Obama attended Columbia University, where he studied political science and international relations. After graduating from Columbia in 1983, he worked in the corporate world for a short time - first at the Business International Corporation and then at New York Public Interest Research Group. Obama was then hired as director of the Developing Communities Project in Chicago, where he worked for three years, setting up programs in job training, college preparation and tenants' rights. Obama then attended Harvard Law School, where he graduated and went on to teach at the University of Chicago Law School for the next 12 years. During this time, Obama also met and married Michelle Robinson, and the couple now has two children: Malia and Sasha.

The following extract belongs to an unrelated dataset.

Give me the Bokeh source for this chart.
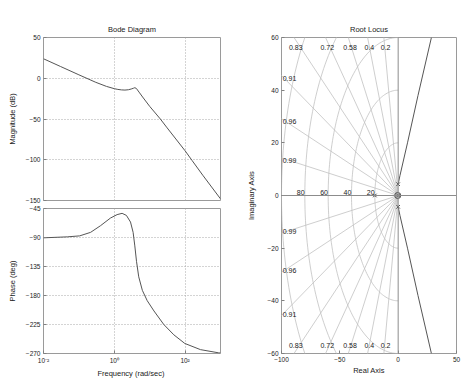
import numpy as np
from bokeh.plotting import figure
from bokeh.layouts import row, column
from bokeh.models import FixedTicker, Range1d, Span
from bokeh.core.properties import value
from bokeh.embed import file_html
from bokeh.resources import INLINE

# ---------------- data ----------------
mag_freq = [0.01, 0.03, 0.1, 0.3, 0.6, 1.0, 1.26, 1.6, 2.0, 2.5, 3.0, 3.5, 3.8,
            4.2, 5.0, 6.3, 10, 20, 30, 100, 158, 316, 1000]
mag_db = [23.9, 14.5, 4.2, -5.0, -10.0, -12.8, -13.7, -14.3, -14.5, -14.1, -13.2,
          -12.2, -11.6, -12.5, -17.0, -23.0, -34.5, -50.0, -60.0, -89.0, -101.0,
          -119.0, -148.0]

phase_freq = [0.01, 0.047, 0.105, 0.214, 0.41, 0.78, 1.2, 1.66, 2.2, 2.87, 3.4,
              3.8, 4.24, 4.9, 6.2, 8.5, 13.2, 25, 48, 98, 272, 890, 1000]
phase_deg = [-90.5, -89.0, -87.5, -82.0, -71.6, -59.8, -54.5, -52.5, -55.7, -66.0,
             -82.0, -103.0, -127.0, -151.0, -172.0, -188.0, -204.0, -225.0, -241.0,
             -254.4, -264.0, -269.0, -269.3]

freq_ticks = [0.01, 1, 100]
freq_tick_labels = ["10\u207b\u00b2", "10\u2070", "10\u00b2"]
mag_ticks = [-150, -100, -50, 0, 50]
phase_ticks = [-270, -225, -180, -135, -90, -45]

rl_x_ticks = [-100, -50, 0, 50]
rl_y_ticks = [-60, -40, -20, 0, 20, 40, 60]

zeta_values = [0.2, 0.4, 0.58, 0.72, 0.83, 0.91, 0.96, 0.99]
zeta_labels = ["0.2", "0.4", "0.58", "0.72", "0.83", "0.91", "0.96", "0.99"]
wn_values = [20, 40, 60, 80, 100]
wn_labels = ["20", "40", "60", "80"]

locus_up_re = [0, 1.5, 8, 17, 28.5]
locus_up_im = [4.3, 7.5, 20, 38, 60]
locus_dn_re = [0, 1.5, 8, 17, 28.5]
locus_dn_im = [-4.3, -7.5, -20, -38, -60]
locus_real_re = [-20, -100]
locus_real_im = [0, 0]
poles_re = [0, 0, 0, -20]
poles_im = [0, 4.3, -4.3, 0]
zeros_re = [-0.4]
zeros_im = [0]

# ---------------- styling helpers ----------------
FONT = "Liberation Sans"
TXT = "#1a1a1a"
BOX = "#9a9a9a"
CURVE = "#555555"
SG = "#c2c2c2"


def style_axis(ax, label_std=5):
    ax.axis_line_color = None
    ax.major_tick_in = 3
    ax.major_tick_out = 0
    ax.minor_tick_in = 0
    ax.minor_tick_out = 0
    ax.major_tick_line_color = "#808080"
    ax.major_label_text_font = FONT
    ax.major_label_text_font_size = "6.5px"
    ax.major_label_text_color = TXT
    ax.major_label_standoff = 3
    ax.axis_label_text_font = FONT
    ax.axis_label_text_font_size = "7.5px"
    ax.axis_label_text_font_style = "normal"
    ax.axis_label_text_color = TXT
    ax.axis_label_standoff = label_std


def base_fig(**kw):
    p = figure(output_backend="svg", toolbar_location=None, **kw)
    p.outline_line_color = BOX
    p.outline_line_width = 1
    p.background_fill_color = "white"
    p.border_fill_color = "white"
    return p


def style_title(p):
    p.title.text_font = FONT
    p.title.text_font_size = "7.5px"
    p.title.text_font_style = "normal"
    p.title.text_color = TXT
    p.title.align = "center"
    p.title.standoff = 8


# ---------------- magnitude ----------------
mag = base_fig(width=230, height=204, x_axis_type="log",
               x_range=Range1d(0.01, 1000), y_range=Range1d(-150, 50),
               min_border_left=43, min_border_right=10, min_border_top=37,
               min_border_bottom=4, title="Bode Diagram")
style_title(mag)
mag.line(mag_freq, mag_db, line_color=CURVE, line_width=1)
mag.xaxis.visible = False
mag.xaxis.ticker = FixedTicker(ticks=freq_ticks)
mag.yaxis.ticker = FixedTicker(ticks=mag_ticks)
style_axis(mag.yaxis[0], 6)
mag.yaxis.axis_label = "Magnitude (dB)"
for g in (mag.xgrid[0], mag.ygrid[0]):
    g.grid_line_color = "#a8a8a8"
    g.grid_line_dash = "1 2"
    g.grid_line_width = 1

# ---------------- phase ----------------
ph = base_fig(width=230, height=177, x_axis_type="log",
              x_range=Range1d(0.01, 1000), y_range=Range1d(-270, -45),
              min_border_left=43, min_border_right=10, min_border_top=4,
              min_border_bottom=28)
ph.line(phase_freq, phase_deg, line_color=CURVE, line_width=1)
ph.xaxis.ticker = FixedTicker(ticks=freq_ticks)
ph.xaxis.major_label_overrides = dict(zip(freq_ticks, freq_tick_labels))
ph.yaxis.ticker = FixedTicker(ticks=phase_ticks)
style_axis(ph.xaxis[0], 2)
style_axis(ph.yaxis[0], 6)
ph.xaxis.axis_label = "Frequency  (rad/sec)"
ph.yaxis.axis_label = "Phase (deg)"
for g in (ph.xgrid[0], ph.ygrid[0]):
    g.grid_line_color = "#a8a8a8"
    g.grid_line_dash = "1 2"
    g.grid_line_width = 1

# ---------------- root locus ----------------
rl = base_fig(width=236, height=381, x_range=Range1d(-100, 50),
              y_range=Range1d(-60, 60), min_border_left=51, min_border_right=10,
              min_border_top=37, min_border_bottom=28, title="Root Locus")
style_title(rl)
rl.grid.visible = False
rl.xaxis.ticker = FixedTicker(ticks=rl_x_ticks)
rl.yaxis.ticker = FixedTicker(ticks=rl_y_ticks)
style_axis(rl.xaxis[0], 1)
style_axis(rl.yaxis[0], 8)
rl.xaxis.axis_label = "Real Axis"
rl.yaxis.axis_label = "Imaginary Axis"

# sgrid: damping rays
R = 300.0
for z in zeta_values:
    s = np.sqrt(1 - z * z)
    rl.line([0, -R * z], [0, R * s], line_color=SG, line_width=0.8)
    rl.line([0, -R * z], [0, -R * s], line_color=SG, line_width=0.8)
# sgrid: natural frequency arcs
th = np.linspace(np.pi / 2, 3 * np.pi / 2, 120)
for wn in wn_values:
    rl.line(wn * np.cos(th), wn * np.sin(th), line_color=SG, line_width=0.8)
# axes lines (zeta = 0 and zeta = 1)
rl.add_layout(Span(location=0, dimension="width", line_color="#8c8c8c", line_width=1))
rl.add_layout(Span(location=0, dimension="height", line_color="#8c8c8c", line_width=1))

# zeta labels
top_x, top_y, top_t = [], [], []
left_x, left_y, left_t = [], [], []
for z, t in zip(zeta_values, zeta_labels):
    slope = np.sqrt(1 - z * z) / z
    xc = -60.0 / slope
    if xc >= -100:
        top_x += [xc + 1.5, xc + 1.5]
        top_y += [56.3, -57.1]
        top_t += [t, t]
    else:
        yc = 100.0 * slope
        left_x += [-99, -99]
        left_y += [yc - 1.0, -yc + 0.5]
        left_t += [t, t]
lab_kw = dict(text_font=value(FONT), text_font_size="7px", text_color=TXT,
              text_baseline="middle")
rl.text(top_x, top_y, text=top_t, text_align="center", **lab_kw)
rl.text(left_x, left_y, text=left_t, text_align="left", **lab_kw)
wx = [-w - 3.5 for w in wn_values[:len(wn_labels)]]
rl.text(wx, [0.3] * len(wx), text=wn_labels, text_align="center",
        text_font=value(FONT), text_font_size="7px", text_color=TXT,
        text_baseline="bottom")

# locus branches
rl.line(locus_up_re, locus_up_im, line_color=CURVE, line_width=1)
rl.line(locus_dn_re, locus_dn_im, line_color=CURVE, line_width=1)
rl.line(locus_real_re, locus_real_im, line_color=CURVE, line_width=1)
rl.scatter(poles_re, poles_im, marker="x", size=5, line_color="#444444", line_width=1)
rl.scatter(zeros_re, zeros_im, marker="circle", size=6, fill_color=None,
           line_color="#444444", line_width=1)

layout = row(column(mag, ph), rl)
open("out.html", "w").write(file_html(layout, INLINE))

In 1996, Obama was elected to the Illinois Senate, where he worked to reform ethics and health care laws. His bipartisan approach to issues won him many fans, and he was re-elected to his state post in 1998 and 2002. Obama also began to explore the possibility of a U.S. Senate run about the time his third term in the state senate began, and he began researching the possibility. In 2005, Obama was elected to the U.S. Senate, where he served for the next three years. His work like the Secure America and Orderly Immigration Act and the Federal Funding Accountability and Transparency Act of 2006 won him fans and notoriety in the Senate, and it prepared him to launch his presidential campaign in 2008. In November, 2008, Obama resigned from the Senate to prepare for his presidential term that would begin in January of the following year.
The road to the White House was not an easy one for Obama. The primary election was a battle against Hillary Clinton, the candidate that most Democrats assumed would be the favorite for the party nomination. However, Clinton ended her campaign in June, 2008, and she endorsed Obama for the general election. Obama ran against long-time Senator John McCain and defeated campaign in the general election in 2008, winning 52.9% of the popular vote and 365 electoral votes. President Obama also announced his plans to run for re-election during the 2012 campaign.